[DO THIS]
Copy exactly the lines from the start of the material through the line with "const markerMinute = 605;". Pictures stay out of the copy.

[DATA EXCERPT]
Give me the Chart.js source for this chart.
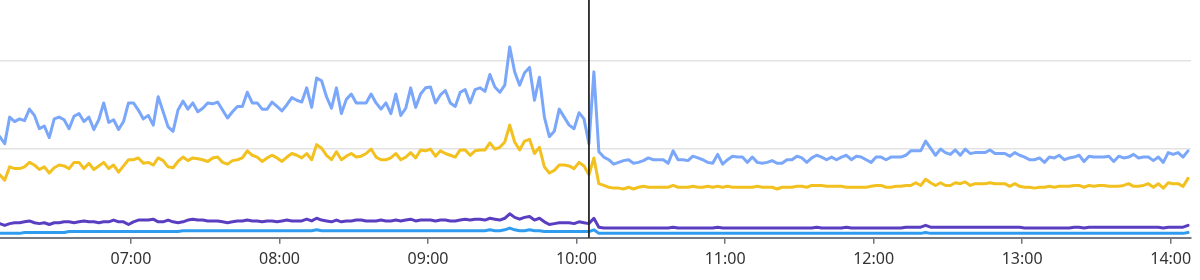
<!DOCTYPE html>
<html>
<head>
<meta charset="utf-8">
<script src="https://cdn.jsdelivr.net/npm/chart.js@4/dist/chart.umd.min.js"></script>
<style>
  html, body { margin: 0; padding: 0; background: #ffffff; }
  #wrap { width: 1200px; height: 280px; }
</style>
</head>
<body>
<div id="wrap"><canvas id="c" width="1200" height="280"></canvas></div>
<script>
// Sampling: one point every 2 minutes starting 06:07 (minutes since midnight)
const START_MINUTE = 367;
const STEP_MINUTES = 2;

// Hour ticks shown on the x axis (minutes since midnight)
const hourTicks = [420, 480, 540, 600, 660, 720, 780, 840];

// Marker (vertical line) time: 10:05
const markerMinute = 605;

// Series values (arbitrary units; gridlines at 100 and 200)
const seriesLightBlue = [
  114,106,136,131,134,132,145,138,123,126,113,134,136,133,123,137,140,131,136,122,133,152,130,133,122,131,152,152,144,134,138,127,159,142,125,120,144,154,145,152,142,
  146,152,151,153,144,135,142,148,148,164,152,152,145,145,153,148,143,150,158,155,153,169,147,180,177,159,146,169,140,156,162,152,152,152,162,152,145,152,140,162,
  138,146,169,147,162,169,170,152,161,166,152,148,164,167,152,167,169,165,184,170,164,172,215,187,172,186,192,155,181,136,114,120,145,136,127,123,141,134,106,187,
  97,91,88,83,85,87,88,84,85,87,90,88,88,88,84,98,88,88,87,92,90,88,85,84,94,83,88,92,91,91,85,91,85,84,85,87,84,84,88,88,92,90,85,90,93,91,88,91,88,91,93,88,92,91,88,85,91,
  91,88,91,91,91,93,98,98,98,109,101,93,100,96,94,99,93,100,95,96,96,96,99,95,95,95,92,96,93,91,88,88,90,85,91,90,93,88,90,91,93,86,92,91,91,91,92,86,92,90,91,94,90,91,91,87,91,85,96,94,96,91,98
];

const seriesYellow = [
  71,65,80,78,78,80,85,82,77,80,73,79,82,81,78,85,85,78,84,77,81,85,78,82,74,81,88,88,90,84,85,82,90,87,80,79,86,91,87,90,89,
  88,86,90,91,85,83,87,88,90,98,93,91,86,90,93,90,86,91,95,93,90,95,88,105,101,93,88,97,88,92,95,91,92,95,100,91,88,88,90,95,
  88,91,96,90,99,98,100,92,98,95,93,91,99,99,93,98,99,99,107,100,102,108,127,108,99,109,111,95,102,80,73,76,82,82,81,78,85,81,71,90,
  61,59,57,56,56,55,57,55,57,58,57,57,57,57,57,59,57,57,57,58,57,57,58,57,58,57,58,57,57,57,57,57,58,57,57,57,55,57,57,57,58,58,57,59,59,59,58,58,58,58,57,57,57,57,57,58,59,
  59,57,57,58,58,59,59,62,59,66,62,59,62,59,59,62,61,63,59,61,61,61,62,61,61,61,58,61,58,57,57,56,57,57,58,57,58,58,58,59,59,57,59,58,59,59,58,58,58,59,61,58,58,59,61,57,61,56,62,61,61,58,67
];

const seriesPurple = [
  16,14,16,17,17,18,19,17,16,17,15,17,17,18,18,17,18,19,18,18,17,18,18,20,18,18,15,18,20,20,20,21,18,18,20,18,17,18,20,21,20,
  20,19,19,19,18,17,18,19,19,20,19,19,18,19,19,18,19,20,19,19,19,21,19,22,20,19,18,20,18,19,19,20,20,19,19,19,20,19,19,20,
  19,20,21,19,20,20,20,19,20,20,19,19,20,21,20,21,21,20,22,21,20,22,27,23,21,23,24,20,22,18,15,16,17,17,17,16,18,17,16,22,
  12,11,11,11,11,11,11,11,11,11,11,11,11,11,11,12,11,11,11,11,11,11,11,11,12,11,11,11,11,11,11,11,11,11,11,11,11,11,11,11,11,11,11,11,12,11,11,11,11,11,12,11,11,11,11,11,11,
  11,11,11,11,11,12,12,12,12,14,12,12,12,12,12,12,12,12,12,12,12,12,12,12,12,12,12,12,12,11,11,11,11,11,11,11,11,11,11,12,12,11,12,12,12,12,12,12,12,12,12,12,12,12,12,12,12,11,12,12,12,12,14
];

const seriesCyan = [
  5,5,5,5,5,6,6,6,6,6,6,6,6,6,7,7,7,7,7,7,7,7,7,7,7,7,7,7,7,7,7,7,7,7,7,7,7,8,8,8,8,
  8,8,8,8,8,8,8,8,8,8,8,8,8,8,8,8,8,8,8,8,8,8,8,9,8,8,8,8,8,8,8,8,8,8,8,8,8,8,8,8,
  8,8,8,8,8,8,8,8,8,8,8,8,8,8,8,8,8,8,9,8,8,9,11,9,8,8,9,8,8,7,7,7,7,7,7,7,7,7,7,9,
  5,5,5,5,5,5,5,5,5,5,5,5,5,5,5,5,5,5,5,5,5,5,5,5,5,5,5,5,5,5,5,5,5,5,5,5,5,5,5,5,5,5,5,5,5,5,5,5,5,5,5,5,5,5,5,5,5,
  5,5,5,5,5,5,5,5,5,6,5,5,5,5,5,5,5,5,5,5,5,5,5,5,5,5,5,5,5,5,5,5,5,5,5,5,5,5,5,5,5,5,5,5,5,5,5,5,5,5,5,5,5,5,5,5,5,5,5,5,5,5,6
];

const times = seriesLightBlue.map((_, i) => START_MINUTE + i * STEP_MINUTES);
const toXY = arr => arr.map((v, i) => ({ x: times[i], y: v }));

const Y_MAX = 268;
const gridValues = [100, 200];

function fmt(m) {
  const h = Math.floor(m / 60), mm = Math.round(m % 60);
  return String(h).padStart(2, '0') + ':' + String(mm).padStart(2, '0');
}

const lineBase = { pointRadius: 0, borderWidth: 3, tension: 0, fill: false, borderJoinStyle: 'round', borderCapStyle: 'round' };

new Chart(document.getElementById('c'), {
  type: 'line',
  data: {
    datasets: [
      { ...lineBase, label: 'marker', data: [{ x: markerMinute, y: 0 }, { x: markerMinute, y: Y_MAX }], borderColor: '#262626', borderWidth: 1.8 },
      { ...lineBase, label: 'A', data: toXY(seriesCyan), borderColor: '#2f9cf0' },
      { ...lineBase, label: 'B', data: toXY(seriesPurple), borderColor: '#5a3ec2' },
      { ...lineBase, label: 'C', data: toXY(seriesYellow), borderColor: '#f2c11f' },
      { ...lineBase, label: 'D', data: toXY(seriesLightBlue), borderColor: '#7aa7fa' }
    ]
  },
  options: {
    responsive: false,
    animation: false,
    layout: { padding: { left: 0, right: 9, top: 0, bottom: 5 } },
    plugins: { legend: { display: false }, tooltip: { enabled: false } },
    scales: {
      x: {
        type: 'linear',
        min: 367.1,
        max: 848.2,
        afterBuildTicks: s => { s.ticks = hourTicks.map(v => ({ value: v })); },
        ticks: {
          callback: v => fmt(v),
          font: { family: 'Noto Sans', size: 16 },
          color: '#333333',
          maxRotation: 0,
          autoSkip: false,
          padding: 6
        },
        grid: { drawOnChartArea: false, drawTicks: true, tickLength: 6, color: '#6f747c', lineWidth: 1.5 },
        border: { color: '#767a82', width: 2 }
      },
      y: {
        min: 0,
        max: Y_MAX,
        afterBuildTicks: s => { s.ticks = gridValues.map(v => ({ value: v })); },
        ticks: { display: false },
        grid: { color: '#e3e3e3', lineWidth: 1.5, drawTicks: false },
        border: { display: false }
      }
    }
  }
});
</script>
</body>
</html>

[WRITTEN SOLUTION]
Give me the Chart.js source for this chart.
<!DOCTYPE html>
<html>
<head>
<meta charset="utf-8">
<script src="https://cdn.jsdelivr.net/npm/chart.js@4/dist/chart.umd.min.js"></script>
<style>
  html, body { margin: 0; padding: 0; background: #ffffff; }
  #wrap { width: 1200px; height: 280px; }
</style>
</head>
<body>
<div id="wrap"><canvas id="c" width="1200" height="280"></canvas></div>
<script>
// Sampling: one point every 2 minutes starting 06:07 (minutes since midnight)
const START_MINUTE = 367;
const STEP_MINUTES = 2;

// Hour ticks shown on the x axis (minutes since midnight)
const hourTicks = [420, 480, 540, 600, 660, 720, 780, 840];

// Marker (vertical line) time: 10:05
const markerMinute = 605;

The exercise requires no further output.